Although the anatomists were probably more interested in dissecting adults’ bodies, children were certainly not immune from Resurrectionists’ predatory claws. In October 1824 a child’s body was stolen from the burial ground at the Howff, and the magistrates of Dundee offered a reward of twenty guineas for its recovery or information about the thieves. Twenty guineas was about twice the going rate for a fresh body, but still, there was no follow-up notice of a capture so it seems these particular body snatchers escaped. The theft of a child must have been particularly distressing for the parents, and there were a few incidents in the town that reveal just how high feelings ran and how fearful people were of these ghouls who prowled the graveyards.
The first scare came in April 1826 when George Law, a shoemaker in Baltic Street, a short street between the Wellgate and the Meadows, investigated a thump at the door.
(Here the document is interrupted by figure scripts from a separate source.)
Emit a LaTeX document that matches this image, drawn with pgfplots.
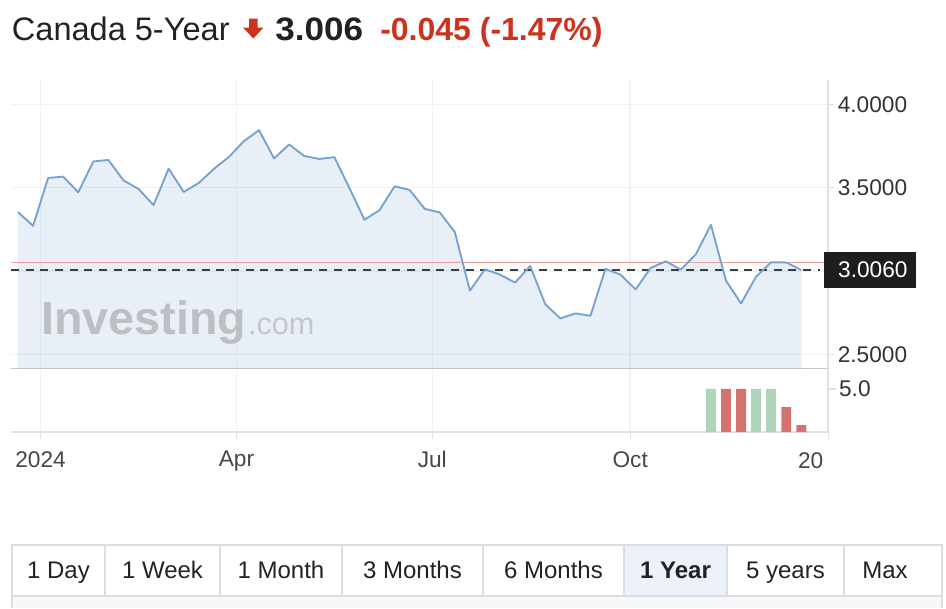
\documentclass[border=0pt]{standalone}
\usepackage{pgfplots}
\pgfplotsset{compat=1.18}
\usepackage{pgfplotstable}
\usepackage{fontspec}
\setmainfont{Liberation Sans}
\usepackage{graphicx}

\definecolor{linec}{RGB}{118,162,208}
\definecolor{gridc}{RGB}{240,241,243}
\definecolor{axc}{RGB}{222,225,232}
\definecolor{sepc}{RGB}{200,200,200}
\definecolor{txt}{RGB}{34,34,34}
\definecolor{tick}{RGB}{51,51,51}
\definecolor{xtick}{RGB}{70,70,70}
\definecolor{redt}{RGB}{204,50,30}
\definecolor{upg}{RGB}{174,213,185}
\definecolor{dnr}{RGB}{210,115,112}
\definecolor{prevc}{RGB}{234,160,150}
\definecolor{dashc}{RGB}{58,61,66}
\definecolor{boxc}{RGB}{30,30,30}
\definecolor{wm}{RGB}{189,191,194}
\definecolor{wm2}{RGB}{196,198,201}
\definecolor{btnb}{RGB}{220,221,224}
\definecolor{selc}{RGB}{237,242,250}
\definecolor{stripc}{RGB}{247,248,249}

% weekly yields, x = days since 1 Jan 2024
\pgfplotstableread{
d v
-10.5 3.353
-3.5 3.271
3.5 3.558
10.5 3.566
17.5 3.472
24.5 3.657
31.5 3.666
38.5 3.544
45.5 3.492
52.5 3.395
59.5 3.614
66.5 3.474
73.5 3.528
80.5 3.612
87.5 3.684
94.5 3.779
101.5 3.845
108.5 3.675
115.5 3.759
122.5 3.690
129.5 3.672
136.5 3.683
143.5 3.498
150.5 3.307
157.5 3.365
164.5 3.508
171.5 3.486
178.5 3.373
185.5 3.351
192.5 3.233
199.5 2.882
206.5 3.010
213.5 2.978
220.5 2.930
227.5 3.030
234.5 2.801
241.5 2.715
248.5 2.745
255.5 2.731
262.5 3.012
269.5 2.978
276.5 2.889
283.5 3.018
290.5 3.058
297.5 3.008
304.5 3.100
311.5 3.277
318.5 2.942
325.5 2.805
332.5 2.966
339.5 3.052
346.5 3.051
353.5 3.006
}\yields

\pgfplotstableread{
d vol
311.5 5
332.5 5
339.5 5
}\volup
\pgfplotstableread{
d vol
318.5 5
325.5 5
346.5 2.9
353.5 0.8
}\voldn

\begin{document}
\begin{tikzpicture}
\path[use as bounding box] (0,0) rectangle (709.5pt,-456pt);

% ---------- main panel ----------
\begin{axis}[
  name=main,
  at={(8.25pt,-276.5pt)}, anchor=south west,
  scale only axis, width=612.9pt, height=216.5pt,
  xmin=-13.75, xmax=366, ymin=2.4136, ymax=4.1458,
  axis x line*=bottom, axis y line*=right,
  x axis line style={draw=sepc, line width=1.2pt},
  y axis line style={draw=axc, line width=1.1pt},
  xtick={0,91,182,274,366}, xticklabels={}, 
  x tick style={draw=none},
  ytick={2.5,3,3.5,4}, yticklabels={2.5000,,3.5000,4.0000},
  y tick style={draw=axc, line width=0.9pt},
  tick align=outside, major tick length=4.5pt,
  grid=major, major grid style={draw=gridc, line width=1.1pt},
  yticklabel style={font=\fontsize{17pt}{17pt}\selectfont, text=tick, anchor=west, inner sep=0pt, xshift=2.5pt},
  clip mode=individual,
]
\addplot[draw=none, fill=linec, fill opacity=0.17] table[x=d,y=v]{\yields} \closedcycle;
\node[anchor=base west, inner sep=0pt, text=wm, font=\fontsize{35pt}{35pt}\selectfont\bfseries] (inv) at (axis cs:0.2,2.62) {Investing};
\node[anchor=base west, inner sep=0pt, text=wm2, font=\fontsize{23pt}{23pt}\selectfont] at ([xshift=1pt]inv.base east) {.com};
\draw[prevc, line width=0.75pt] (axis cs:-13.75,3.051) -- (axis cs:366,3.051);
\draw[dashc, line width=1.5pt, dash pattern=on 6pt off 5pt] (axis cs:-13.75,3.006) -- (axis cs:362,3.006);
\addplot[draw=linec, line width=1.4pt, line join=round, mark=none] table[x=d,y=v]{\yields};
\coordinate (pr) at (axis cs:366,3.006);
\end{axis}

\fill[boxc] ([xshift=-3pt,yshift=-13.25pt]pr) rectangle ([xshift=65.7pt,yshift=13.25pt]pr);
\node[anchor=west, inner sep=0pt, text=white, font=\fontsize{17pt}{17pt}\selectfont] at ([xshift=7.3pt]pr) {3.0060};

% ---------- volume panel ----------
\begin{axis}[
  at={(8.25pt,-324pt)}, anchor=south west,
  scale only axis, width=612.9pt, height=47.5pt,
  xmin=-13.75, xmax=366, ymin=0, ymax=7.36,
  axis x line*=bottom, axis y line*=right,
  x axis line style={draw=axc, line width=1.2pt},
  y axis line style={draw=axc, line width=1.1pt},
  xtick={0,91,182,274,366}, xticklabels={2024,Apr,Jul,Oct,},
  ytick={5}, yticklabels={5.0},
  tick style={draw=axc, line width=0.9pt},
  tick align=outside, major tick length=5.5pt,
  xmajorgrids, major grid style={draw=gridc, line width=1.1pt},
  yticklabel style={font=\fontsize{17pt}{17pt}\selectfont, text=tick, anchor=west, inner sep=0pt, xshift=2.5pt},
  xticklabel style={font=\fontsize{17pt}{17pt}\selectfont, text=xtick, anchor=north, inner sep=0pt, yshift=-8.75pt},
  clip mode=individual,
]
\addplot[ybar, bar width=4.6, bar shift=0pt, fill=upg, draw=none] table[x=d,y=vol]{\volup};
\addplot[ybar, bar width=4.6, bar shift=0pt, fill=dnr, draw=none] table[x=d,y=vol]{\voldn};
\coordinate (yr) at (axis cs:366,0);
\end{axis}
\node[anchor=north east, inner sep=0pt, text=xtick, font=\fontsize{17pt}{17pt}\selectfont] at ([xshift=-3.5pt,yshift=-15pt]yr) {20};

% ---------- header and buttons (pixel coordinates) ----------
\begin{scope}[x=0.75pt,y=-0.75pt]
\node[anchor=base west, inner sep=0pt, text=txt, font=\fontsize{24.4pt}{24.4pt}\selectfont] at (11.7,40) {Canada 5-Year};
\fill[redt] (249,18.5) -- (257.5,18.5) -- (257.5,27.5) -- (263.5,27.5) -- (253.3,38.5) -- (243,27.5) -- (249,27.5) -- cycle;
\node[anchor=base west, inner sep=0pt, text=txt, font=\fontsize{24.4pt}{24.4pt}\selectfont\bfseries] at (275,40) {\scalebox{1.08}[1]{3.006}};
\node[anchor=base west, inner sep=0pt, text=redt, font=\fontsize{24pt}{24pt}\selectfont\bfseries] at (380,40) {-0.045 (-1.47\%)};

\fill[selc] (624,545) rectangle (727,596);
\fill[stripc] (12,596) rectangle (942,608);
\draw[btnb, line width=1.1pt] (12,608) -- (12,545) -- (942,545) -- (942,608);
\draw[btnb, line width=1.1pt] (12,596) -- (942,596);
\foreach \xx in {105,220,342,483,624,727,844} \draw[btnb, line width=1.1pt] (\xx,545) -- (\xx,596);
\begin{scope}[every node/.style={text=txt, font=\fontsize{18pt}{18pt}\selectfont, inner sep=0pt, anchor=base}]
\node at (58.5,578) {1 Day};
\node at (162.5,578) {1 Week};
\node at (281,578) {1 Month};
\node at (412.5,578) {3 Months};
\node at (553.5,578) {6 Months};
\node[font=\fontsize{18pt}{18pt}\selectfont\bfseries] at (675.5,578) {1 Year};
\node at (785.5,578) {5 years};
\node at (885,578) {Max};
\end{scope}
\end{scope}
\end{tikzpicture}
\end{document}
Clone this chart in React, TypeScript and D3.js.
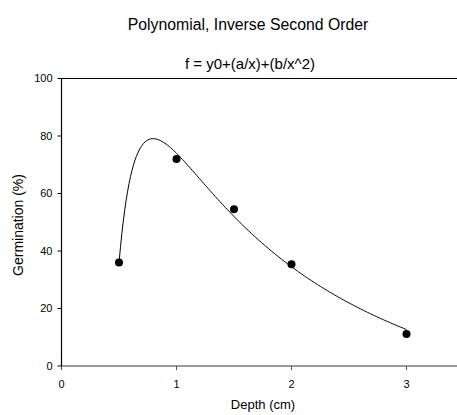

Finding his nine-year-old son on the doorstep in a state of near paralysis, he carried the boy inside and rushed for a doctor, who took a brief look and gave his opinion that the boy was merely drunk. However, Law and his wife were not so convinced and when their son was still insensible the next morning they called a second and more sympathetic doctor. The boy told a strange tale: two well-dressed men had forced him to drink something from a bottle, and then tried to drag him to the Meadows. He had objected, saying he was going home, but the two men had accompanied him all the way, only running when George Law heard his son collapse against the door.
As the people of Dundee digested this disturbing event, they heard of a similar attempt to drug and kidnap a young girl named Orchiston near the Water Wynd, again at Baltic Street. Again there were two well-dressed men, and again they forceed the child to drink from a square bottle, with similar results. Already shaken with the actions of the Resurrection men, the good citizens of Dundee reached a predictable conclusion: the two men were obviously body snatchers intent on murdering the children and selling them to the anatomists. Even as the fear and anger surged around Dundee, the truth seeped through. The first doctor had been correct. Young Law had drunk himself into a stupor and made up a colourful story to avoid his parents’ wrath; young Orchiston had probably heard the tale and jumped on the Resurrectionist bandwagon.
However, there was no doubting the truth of the events of a dark night in March 1825. At that time the Howff was surrounded by a high stone wall, pierced with two tall doors. Between the night and the high walls, the interior was dark, with the serried ranks of the gravestones dimly seen in the moonless night. There were two men on watch in the Howff, guarding the grave of a recently buried woman. With their swinging lanterns casting bouncing shadows on the ground and emphasising the darkness beyond, the watch distinctly heard the creak of one of the doors. It was between eleven and twelve on Saturday night, no time for anybody to have lawful business in the Howff. The watchmen moved forward. When they heard the muffled whispers of men through the rustling of the trees, one raised his lantern and shouted a challenge.